■ Required task: The line containing "plt.rcParams['font.weight'] = 'bold'" marks the end: extract everything from the first line of the data through that line, exactly, with no pictures.
— Begin Record set —
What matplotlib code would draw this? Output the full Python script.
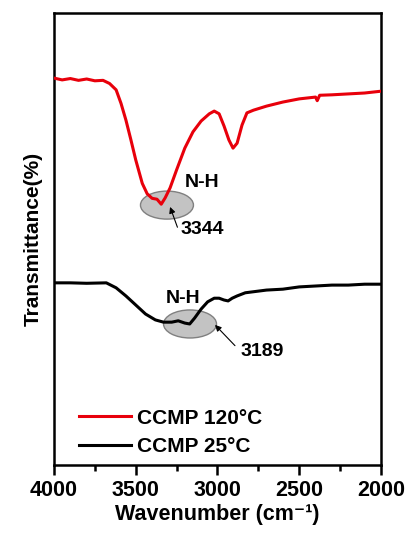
import matplotlib
matplotlib.use("Agg")
import matplotlib.pyplot as plt
from matplotlib.patches import Ellipse
from matplotlib.ticker import MultipleLocator

plt.rcParams['font.family'] = ['Liberation Sans', 'DejaVu Sans']
plt.rcParams['font.weight'] = 'bold'

# ---------------- DATA ----------------
wn_120 = [4000, 3950, 3900, 3850, 3800, 3750, 3700, 3660, 3620, 3590, 3560, 3530, 3500,
          3460, 3430, 3400, 3370, 3344, 3320, 3290, 3250, 3200, 3150, 3100, 3050, 3020,
          2990, 2960, 2930, 2905, 2880, 2850, 2820, 2780, 2700, 2600, 2500, 2400, 2390,
          2385, 2375, 2300, 2200, 2100, 2000]
t_120 = [85.6, 85.2, 85.5, 85.1, 85.4, 85.0, 85.1, 84.4, 83.0, 80.0, 76.3, 72.0, 67.5,
         62.3, 60.0, 59.0, 58.8, 57.7, 59.1, 61.3, 65.3, 70.1, 73.7, 76.1, 77.7, 78.3,
         77.7, 75.0, 71.9, 70.1, 71.2, 75.2, 77.9, 78.5, 79.4, 80.3, 81.0, 81.4, 80.6,
         81.0, 81.8, 81.9, 82.1, 82.3, 82.7]

wn_25 = [4000, 3900, 3800, 3680, 3620, 3560, 3500, 3440, 3380, 3330, 3280, 3240, 3200,
         3170, 3140, 3100, 3060, 3020, 2990, 2960, 2935, 2910, 2880, 2830, 2700, 2600,
         2500, 2400, 2300, 2200, 2100, 2000]
t_25 = [40.3, 40.3, 40.2, 40.3, 39.2, 37.4, 35.4, 33.4, 32.1, 31.6, 31.6, 31.9, 31.4,
        31.2, 32.5, 34.5, 36.1, 36.9, 36.9, 36.5, 36.3, 36.9, 37.4, 38.1, 38.7, 38.9,
        39.4, 39.6, 39.8, 39.8, 40.0, 40.0]

labels = ['CCMP 120\u00b0C', 'CCMP 25\u00b0C']
peaks = ['3344', '3189']

# ---------------- FIGURE ----------------
fig = plt.figure(figsize=(4.09, 5.33), dpi=100)
ax = fig.add_axes([0.132, 0.1276, 0.7995, 0.848])

# shaded N-H regions
ax.add_patch(Ellipse((3309, 57.5), 324, 6.2, facecolor='#c3c3c3',
                     edgecolor='#808080', linewidth=1, zorder=1))
ax.add_patch(Ellipse((3168, 31.2), 324, 6.2, facecolor='#c3c3c3',
                     edgecolor='#808080', linewidth=1, zorder=1))

ax.plot(wn_120, t_120, color='#e8000b', linewidth=2.2, label=labels[0], zorder=3)
ax.plot(wn_25, t_25, color='black', linewidth=2.2, label=labels[1], zorder=3)

# annotations
arrow = dict(arrowstyle='-|>', color='black', lw=0.8, mutation_scale=9,
             shrinkA=0, shrinkB=0)
ax.text(3095, 62.4, 'N-H', fontsize=14, fontweight='bold', ha='center', va='center')
ax.text(3095, 52.0, peaks[0], fontsize=14, fontweight='bold', ha='center', va='center')
ax.annotate('', xy=(3290, 57.1), xytext=(3245, 52.6), arrowprops=arrow, zorder=4)

ax.text(3211, 36.9, 'N-H', fontsize=14, fontweight='bold', ha='center', va='center')
ax.text(2728, 25.0, peaks[1], fontsize=14, fontweight='bold', ha='center', va='center')
ax.annotate('', xy=(3015, 31.0), xytext=(2893, 26.4), arrowprops=arrow, zorder=4)

ax.set_xlim(4000, 2000)
ax.set_ylim(0, 100)
ax.xaxis.set_major_locator(MultipleLocator(500))
ax.xaxis.set_minor_locator(MultipleLocator(250))
ax.set_yticks([])
ax.tick_params(axis='x', which='major', direction='out', length=7, width=1.8,
               labelsize=15.5, pad=4)
ax.tick_params(axis='x', which='minor', direction='out', length=4, width=1.8)
for lbl in ax.get_xticklabels():
    lbl.set_fontweight('bold')
for sp in ax.spines.values():
    sp.set_linewidth(1.8)

ax.set_xlabel('Wavenumber (cm\u207b\u00b9)', fontsize=15.5, fontweight='bold', labelpad=2)
ax.set_ylabel('Transmittance(%)', fontsize=15, fontweight='bold', labelpad=8)

leg = ax.legend(loc='lower left', bbox_to_anchor=(0.075, 0.02), frameon=False,
                prop={'size': 15, 'weight': 'bold'}, handlelength=2.5,
                handletextpad=0.3, labelspacing=0.45, borderpad=0, borderaxespad=0)

fig.savefig('out.png', dpi=100)
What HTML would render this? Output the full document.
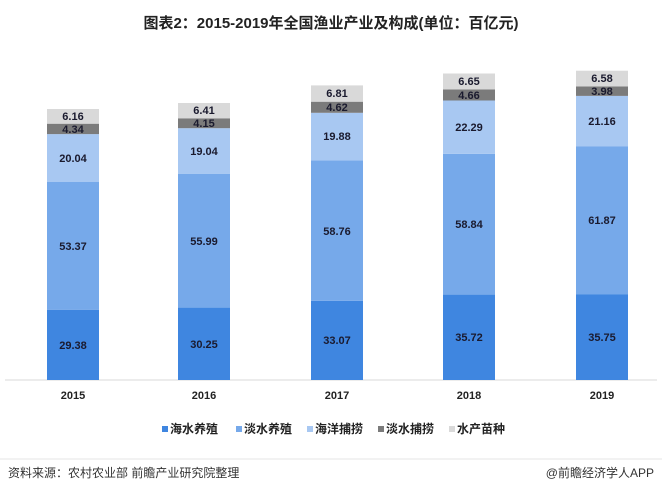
<!DOCTYPE html>
<html><head><meta charset="utf-8"><style>
body{margin:0;background:#fff;}
svg text{font-family:"Liberation Sans","Noto Sans CJK SC",sans-serif;}
</style></head><body>
<svg width="662" height="495" xmlns="http://www.w3.org/2000/svg">
<rect width="662" height="495" fill="#fff"/>
<text x="331" y="28" text-anchor="middle" font-size="15" font-weight="bold" fill="#222">图表2：2015-2019年全国渔业产业及构成(单位：百亿元)</text>
<line x1="5" y1="380" x2="657" y2="380" stroke="#d9d9d9" stroke-width="1"/>
<g font-size="11" font-weight="bold" text-anchor="middle" fill="#1a1a2e">
<!-- 2015 -->
<rect x="47" y="309.7" width="52" height="70.3" fill="#3f86e0"/>
<rect x="47" y="182.0" width="52" height="127.7" fill="#76a9ea"/>
<rect x="47" y="134.1" width="52" height="47.9" fill="#a8c8f2"/>
<rect x="47" y="123.7" width="52" height="10.4" fill="#7b7b7b"/>
<rect x="47" y="109.0" width="52" height="14.7" fill="#d9d9d9"/>
<text x="73" y="349">29.38</text><text x="73" y="250">53.37</text><text x="73" y="162">20.04</text><text x="73" y="133">4.34</text><text x="73" y="120">6.16</text>
<!-- 2016 -->
<rect x="178" y="307.6" width="52" height="72.4" fill="#3f86e0"/>
<rect x="178" y="173.7" width="52" height="133.9" fill="#76a9ea"/>
<rect x="178" y="128.2" width="52" height="45.5" fill="#a8c8f2"/>
<rect x="178" y="118.3" width="52" height="9.9" fill="#7b7b7b"/>
<rect x="178" y="103.0" width="52" height="15.3" fill="#d9d9d9"/>
<text x="204" y="348">30.25</text><text x="204" y="245">55.99</text><text x="204" y="155">19.04</text><text x="204" y="127">4.15</text><text x="204" y="114">6.41</text>
<!-- 2017 -->
<rect x="311" y="300.9" width="52" height="79.1" fill="#3f86e0"/>
<rect x="311" y="160.3" width="52" height="140.6" fill="#76a9ea"/>
<rect x="311" y="112.8" width="52" height="47.5" fill="#a8c8f2"/>
<rect x="311" y="101.7" width="52" height="11.1" fill="#7b7b7b"/>
<rect x="311" y="85.4" width="52" height="16.3" fill="#d9d9d9"/>
<text x="337" y="344">33.07</text><text x="337" y="235">58.76</text><text x="337" y="140">19.88</text><text x="337" y="111">4.62</text><text x="337" y="97">6.81</text>
<!-- 2018 -->
<rect x="443" y="294.6" width="52" height="85.4" fill="#3f86e0"/>
<rect x="443" y="153.8" width="52" height="140.8" fill="#76a9ea"/>
<rect x="443" y="100.5" width="52" height="53.3" fill="#a8c8f2"/>
<rect x="443" y="89.4" width="52" height="11.1" fill="#7b7b7b"/>
<rect x="443" y="73.5" width="52" height="15.9" fill="#d9d9d9"/>
<text x="469" y="341">35.72</text><text x="469" y="228">58.84</text><text x="469" y="131">22.29</text><text x="469" y="99">4.66</text><text x="469" y="85">6.65</text>
<!-- 2019 -->
<rect x="576" y="294.5" width="52" height="85.5" fill="#3f86e0"/>
<rect x="576" y="146.5" width="52" height="148.0" fill="#76a9ea"/>
<rect x="576" y="95.9" width="52" height="50.6" fill="#a8c8f2"/>
<rect x="576" y="86.4" width="52" height="9.5" fill="#7b7b7b"/>
<rect x="576" y="70.7" width="52" height="15.7" fill="#d9d9d9"/>
<text x="602" y="341">35.75</text><text x="602" y="224">61.87</text><text x="602" y="125">21.16</text><text x="602" y="95">3.98</text><text x="602" y="82">6.58</text>
</g>
<g font-size="11" font-weight="bold" text-anchor="middle" fill="#222">
<text x="73" y="399">2015</text><text x="204" y="399">2016</text><text x="337" y="399">2017</text><text x="469" y="399">2018</text><text x="602" y="399">2019</text>
</g>
<g font-size="12" font-weight="bold" fill="#222">
<rect x="162" y="426" width="6" height="6" fill="#3f86e0"/><text x="170" y="433">海水养殖</text>
<rect x="236" y="426" width="6" height="6" fill="#76a9ea"/><text x="244" y="433">淡水养殖</text>
<rect x="307" y="426" width="6" height="6" fill="#a8c8f2"/><text x="315" y="433">海洋捕捞</text>
<rect x="378" y="426" width="6" height="6" fill="#7b7b7b"/><text x="386" y="433">淡水捕捞</text>
<rect x="449" y="426" width="6" height="6" fill="#d9d9d9"/><text x="457" y="433">水产苗种</text>
</g>
<line x1="0" y1="459" x2="662" y2="459" stroke="#e5e5e5"/>
<text x="8" y="477" font-size="12" fill="#333">资料来源：农村农业部 前瞻产业研究院整理</text>
<text x="654" y="477" font-size="12" fill="#333" text-anchor="end">@前瞻经济学人APP</text>
</svg>
</body></html>
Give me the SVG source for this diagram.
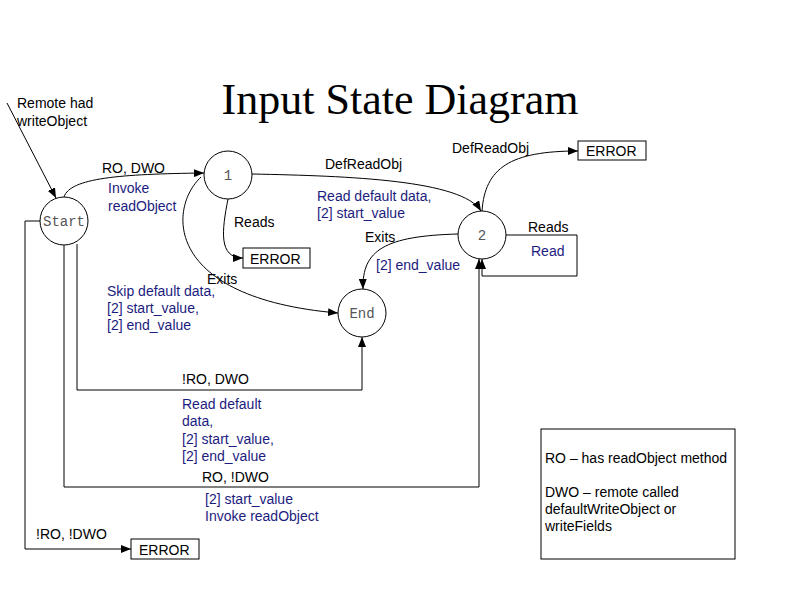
— End Record set —
■ Written answer:
What matplotlib code would draw this? Output the full Python script.
import matplotlib
matplotlib.use("Agg")
import matplotlib.pyplot as plt
from matplotlib.patches import Ellipse
from matplotlib.ticker import MultipleLocator

plt.rcParams['font.family'] = ['Liberation Sans', 'DejaVu Sans']
plt.rcParams['font.weight'] = 'bold'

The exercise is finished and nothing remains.